>>

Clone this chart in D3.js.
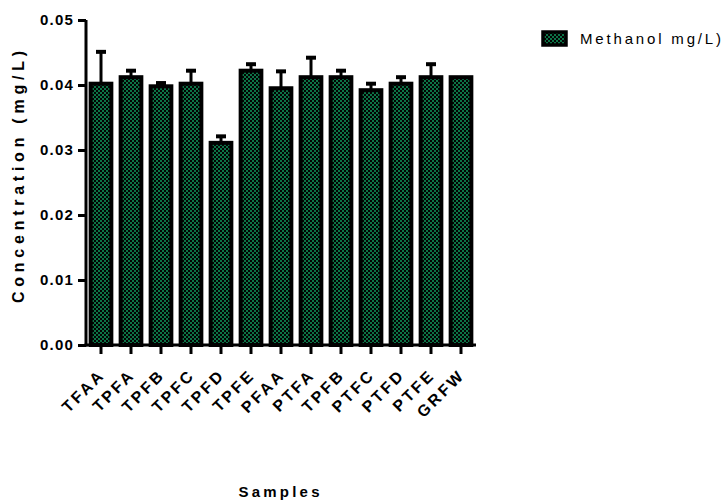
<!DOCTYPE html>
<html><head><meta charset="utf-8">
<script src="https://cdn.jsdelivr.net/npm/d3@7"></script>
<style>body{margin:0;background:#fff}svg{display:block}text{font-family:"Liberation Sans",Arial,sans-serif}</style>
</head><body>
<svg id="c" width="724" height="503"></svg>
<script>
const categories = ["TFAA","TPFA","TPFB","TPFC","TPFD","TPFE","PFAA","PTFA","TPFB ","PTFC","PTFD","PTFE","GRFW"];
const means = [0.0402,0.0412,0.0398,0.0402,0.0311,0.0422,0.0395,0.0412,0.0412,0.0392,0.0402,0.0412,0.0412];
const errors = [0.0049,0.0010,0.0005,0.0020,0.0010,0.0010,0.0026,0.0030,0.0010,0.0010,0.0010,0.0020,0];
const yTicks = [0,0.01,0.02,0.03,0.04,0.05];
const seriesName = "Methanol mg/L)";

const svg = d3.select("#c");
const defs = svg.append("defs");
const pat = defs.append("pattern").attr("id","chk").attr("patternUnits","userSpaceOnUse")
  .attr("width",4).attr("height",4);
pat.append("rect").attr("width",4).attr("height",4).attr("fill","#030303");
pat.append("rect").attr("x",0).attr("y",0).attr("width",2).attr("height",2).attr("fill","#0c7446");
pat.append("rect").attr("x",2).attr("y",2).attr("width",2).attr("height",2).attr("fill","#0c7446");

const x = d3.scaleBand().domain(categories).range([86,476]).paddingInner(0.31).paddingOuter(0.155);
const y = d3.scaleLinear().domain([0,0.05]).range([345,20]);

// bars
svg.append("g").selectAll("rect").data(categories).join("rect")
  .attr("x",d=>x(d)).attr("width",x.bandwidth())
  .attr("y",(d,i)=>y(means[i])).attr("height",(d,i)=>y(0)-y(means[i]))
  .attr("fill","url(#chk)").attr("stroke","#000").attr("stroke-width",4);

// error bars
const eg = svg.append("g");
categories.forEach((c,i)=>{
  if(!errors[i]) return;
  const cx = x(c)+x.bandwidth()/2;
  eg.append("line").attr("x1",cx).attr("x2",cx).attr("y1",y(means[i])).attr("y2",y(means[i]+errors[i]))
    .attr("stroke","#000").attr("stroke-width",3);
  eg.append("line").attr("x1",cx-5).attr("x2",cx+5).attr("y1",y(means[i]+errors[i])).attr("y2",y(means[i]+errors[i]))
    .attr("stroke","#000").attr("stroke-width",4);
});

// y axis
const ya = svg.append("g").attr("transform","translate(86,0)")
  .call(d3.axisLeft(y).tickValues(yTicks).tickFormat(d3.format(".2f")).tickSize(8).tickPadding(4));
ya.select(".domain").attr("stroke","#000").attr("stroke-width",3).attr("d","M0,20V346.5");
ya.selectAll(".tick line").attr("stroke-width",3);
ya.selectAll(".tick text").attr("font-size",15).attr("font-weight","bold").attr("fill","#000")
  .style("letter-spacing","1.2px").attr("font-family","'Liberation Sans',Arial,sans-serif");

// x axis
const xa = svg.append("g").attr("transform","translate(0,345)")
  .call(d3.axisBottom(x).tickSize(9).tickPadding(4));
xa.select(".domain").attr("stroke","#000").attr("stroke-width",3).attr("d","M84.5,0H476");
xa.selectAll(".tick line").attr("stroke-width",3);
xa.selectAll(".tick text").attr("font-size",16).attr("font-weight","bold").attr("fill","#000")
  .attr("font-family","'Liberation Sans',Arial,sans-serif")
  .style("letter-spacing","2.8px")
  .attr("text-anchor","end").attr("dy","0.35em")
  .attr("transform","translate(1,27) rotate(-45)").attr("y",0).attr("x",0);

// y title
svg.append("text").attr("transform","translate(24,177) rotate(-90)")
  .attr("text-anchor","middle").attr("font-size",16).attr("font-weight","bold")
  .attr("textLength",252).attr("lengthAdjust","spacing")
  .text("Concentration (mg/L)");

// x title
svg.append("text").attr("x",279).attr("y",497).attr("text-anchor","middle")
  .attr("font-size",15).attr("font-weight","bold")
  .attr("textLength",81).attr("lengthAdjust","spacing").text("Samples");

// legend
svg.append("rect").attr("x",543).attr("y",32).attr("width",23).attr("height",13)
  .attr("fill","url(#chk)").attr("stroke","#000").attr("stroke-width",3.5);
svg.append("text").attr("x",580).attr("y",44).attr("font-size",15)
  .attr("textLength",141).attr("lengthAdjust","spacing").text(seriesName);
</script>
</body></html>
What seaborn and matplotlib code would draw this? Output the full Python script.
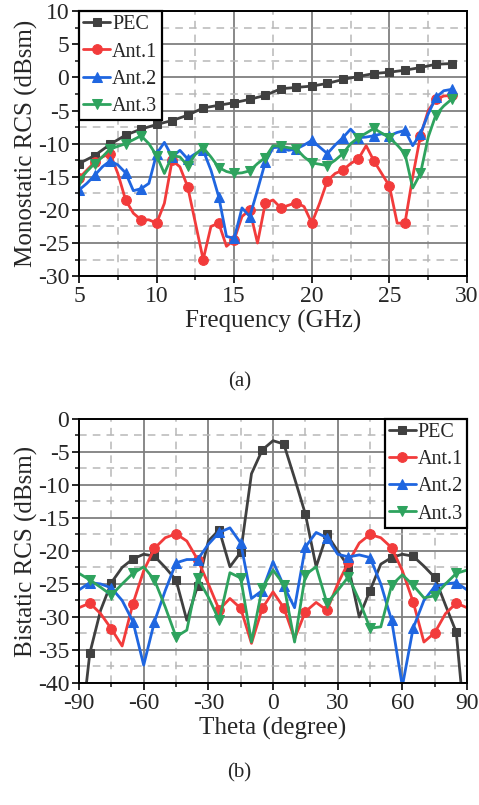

<<

▶ [Your task]:
Omit the images and transcribe all of the records above word for word.

▶ [Solution to the problem]:
Clone this chart in D3.js.
<!DOCTYPE html>
<html><head><meta charset="utf-8">
<script src="https://cdn.jsdelivr.net/npm/d3@7"></script>
<style>body{margin:0;background:#fff}svg{display:block}text{font-family:"Liberation Sans",Arial,sans-serif}</style>
</head><body>
<svg id="c" width="724" height="503"></svg>
<script>
const categories = ["TFAA","TPFA","TPFB","TPFC","TPFD","TPFE","PFAA","PTFA","TPFB ","PTFC","PTFD","PTFE","GRFW"];
const means = [0.0402,0.0412,0.0398,0.0402,0.0311,0.0422,0.0395,0.0412,0.0412,0.0392,0.0402,0.0412,0.0412];
const errors = [0.0049,0.0010,0.0005,0.0020,0.0010,0.0010,0.0026,0.0030,0.0010,0.0010,0.0010,0.0020,0];
const yTicks = [0,0.01,0.02,0.03,0.04,0.05];
const seriesName = "Methanol mg/L)";

const svg = d3.select("#c");
const defs = svg.append("defs");
const pat = defs.append("pattern").attr("id","chk").attr("patternUnits","userSpaceOnUse")
  .attr("width",4).attr("height",4);
pat.append("rect").attr("width",4).attr("height",4).attr("fill","#030303");
pat.append("rect").attr("x",0).attr("y",0).attr("width",2).attr("height",2).attr("fill","#0c7446");
pat.append("rect").attr("x",2).attr("y",2).attr("width",2).attr("height",2).attr("fill","#0c7446");

const x = d3.scaleBand().domain(categories).range([86,476]).paddingInner(0.31).paddingOuter(0.155);
const y = d3.scaleLinear().domain([0,0.05]).range([345,20]);

// bars
svg.append("g").selectAll("rect").data(categories).join("rect")
  .attr("x",d=>x(d)).attr("width",x.bandwidth())
  .attr("y",(d,i)=>y(means[i])).attr("height",(d,i)=>y(0)-y(means[i]))
  .attr("fill","url(#chk)").attr("stroke","#000").attr("stroke-width",4);

// error bars
const eg = svg.append("g");
categories.forEach((c,i)=>{
  if(!errors[i]) return;
  const cx = x(c)+x.bandwidth()/2;
  eg.append("line").attr("x1",cx).attr("x2",cx).attr("y1",y(means[i])).attr("y2",y(means[i]+errors[i]))
    .attr("stroke","#000").attr("stroke-width",3);
  eg.append("line").attr("x1",cx-5).attr("x2",cx+5).attr("y1",y(means[i]+errors[i])).attr("y2",y(means[i]+errors[i]))
    .attr("stroke","#000").attr("stroke-width",4);
});

// y axis
const ya = svg.append("g").attr("transform","translate(86,0)")
  .call(d3.axisLeft(y).tickValues(yTicks).tickFormat(d3.format(".2f")).tickSize(8).tickPadding(4));
ya.select(".domain").attr("stroke","#000").attr("stroke-width",3).attr("d","M0,20V346.5");
ya.selectAll(".tick line").attr("stroke-width",3);
ya.selectAll(".tick text").attr("font-size",15).attr("font-weight","bold").attr("fill","#000")
  .style("letter-spacing","1.2px").attr("font-family","'Liberation Sans',Arial,sans-serif");

// x axis
const xa = svg.append("g").attr("transform","translate(0,345)")
  .call(d3.axisBottom(x).tickSize(9).tickPadding(4));
xa.select(".domain").attr("stroke","#000").attr("stroke-width",3).attr("d","M84.5,0H476");
xa.selectAll(".tick line").attr("stroke-width",3);
xa.selectAll(".tick text").attr("font-size",16).attr("font-weight","bold").attr("fill","#000")
  .attr("font-family","'Liberation Sans',Arial,sans-serif")
  .style("letter-spacing","2.8px")
  .attr("text-anchor","end").attr("dy","0.35em")
  .attr("transform","translate(1,27) rotate(-45)").attr("y",0).attr("x",0);

// y title
svg.append("text").attr("transform","translate(24,177) rotate(-90)")
  .attr("text-anchor","middle").attr("font-size",16).attr("font-weight","bold")
  .attr("textLength",252).attr("lengthAdjust","spacing")
  .text("Concentration (mg/L)");

// x title
svg.append("text").attr("x",279).attr("y",497).attr("text-anchor","middle")
  .attr("font-size",15).attr("font-weight","bold")
  .attr("textLength",81).attr("lengthAdjust","spacing").text("Samples");

// legend
svg.append("rect").attr("x",543).attr("y",32).attr("width",23).attr("height",13)
  .attr("fill","url(#chk)").attr("stroke","#000").attr("stroke-width",3.5);
svg.append("text").attr("x",580).attr("y",44).attr("font-size",15)
  .attr("textLength",141).attr("lengthAdjust","spacing").text(seriesName);
</script>
</body></html>
What seaborn and matplotlib code would draw this? Output the full Python script.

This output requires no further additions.